In a later discussion, this poster wrote that ‘greatness
is a construct’, that the esteem in which we hold the canonical composers is
essentially a structure erected to keep current women and people of color down
in the world of classical music.
My friend on whose Facebook page
these arguments unfolded made a characteristically wise observation: ‘I like
Robert Pirsig’s idea about Quality in Zen
and the Art of Motorcycle Maintenance. Quality is not in the music, it’s
not in the listener; quality in the interaction between the two. Quality not a
characteristic of a work; it is an experience.
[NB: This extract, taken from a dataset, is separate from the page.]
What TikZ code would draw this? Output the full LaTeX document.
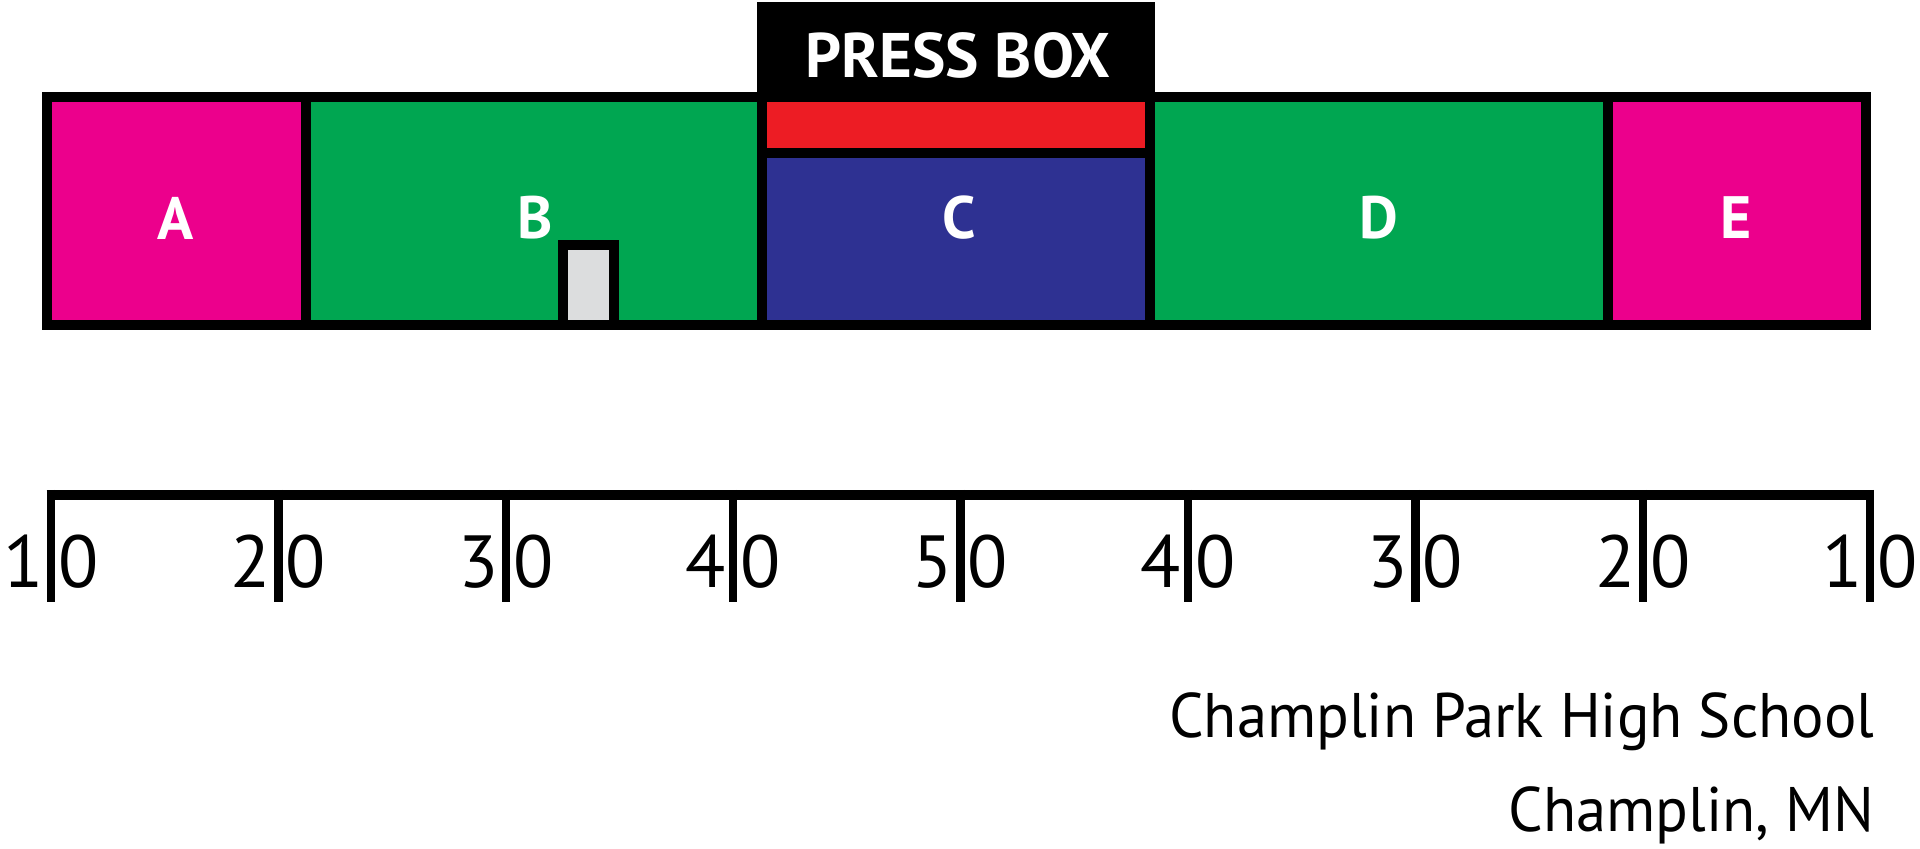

‘As I see it, a quality experience
happens partly because the music is created to foster high-quality interaction,
and partly because listeners are able to co-create quality with that music. A
listener’s ability to co-create quality comes partly through inborn ability to
hear and respond, and partly through acculturation—learning to respond to the
musical signals of a particular culture, and learning the culture’s priorities.’
As with Jefferson and his
contemporaries, there are a number of conflicting stories simultaneously at
play in classical music. Our core repertoire emerged out of a world that did
not regard women as anything like equals, and didn’t often acknowledge the
humanity of people of color. It came out of the Age of Empire, when the
European powers assiduously went about the task of enslaving and plundering the
rest of the world. There was a stultifying overlay of class and privilege that
severely restricted who could take part as performers, composers, and even
listeners.
But there is another story too, I
would argue. Out of that rather problematic world emerged a body of work that
ranks among the greatest beauty ever created by humankind. Believe me, I wish
Beethoven’s music wasn’t so much better than mine. Lord knows I try. I struggle
to touch the heart of my listeners in anything like the way that Schubert does,
to conjure out of the orchestra vivid sound worlds as brilliantly executed as
Berlioz, to come up with my own harmonic and structural schemes that are in
remotely the same league as those of Bela Bartok. And so on.
The extraordinary music that came out
of Europe over the course of a couple of centuries was a freak occurrence,
comparable perhaps to what happened in art in Renaissance Italy, in the
tragedies of Ancient Greece, and no doubt in a number of other places lost in
the sands of time.
If you only accept the validity of the first story, that the classical music of the past is a story of racism, misogyny, and class privilege, then your interaction with it will no doubt lack the ‘quality’ that my friend so perceptively referred to. The listener who only accepts that story cannot forge a ‘high quality interaction’ with the old masterworks. Wagner still cannot seem to get any traction in Israel. Too many of the listeners see his story as wholly one of proto-Nazism, and are in no state to perceive what is going on in the music itself; that is a story they prefer not to be told. And I would argue that this is the case with so many who deride the great classical music of the past. The story they tell themselves makes them unable to truly hear it. They can’t accept that there are other stories as well, very much in conflict with the entirely valid story they accept, but nonetheless just as true.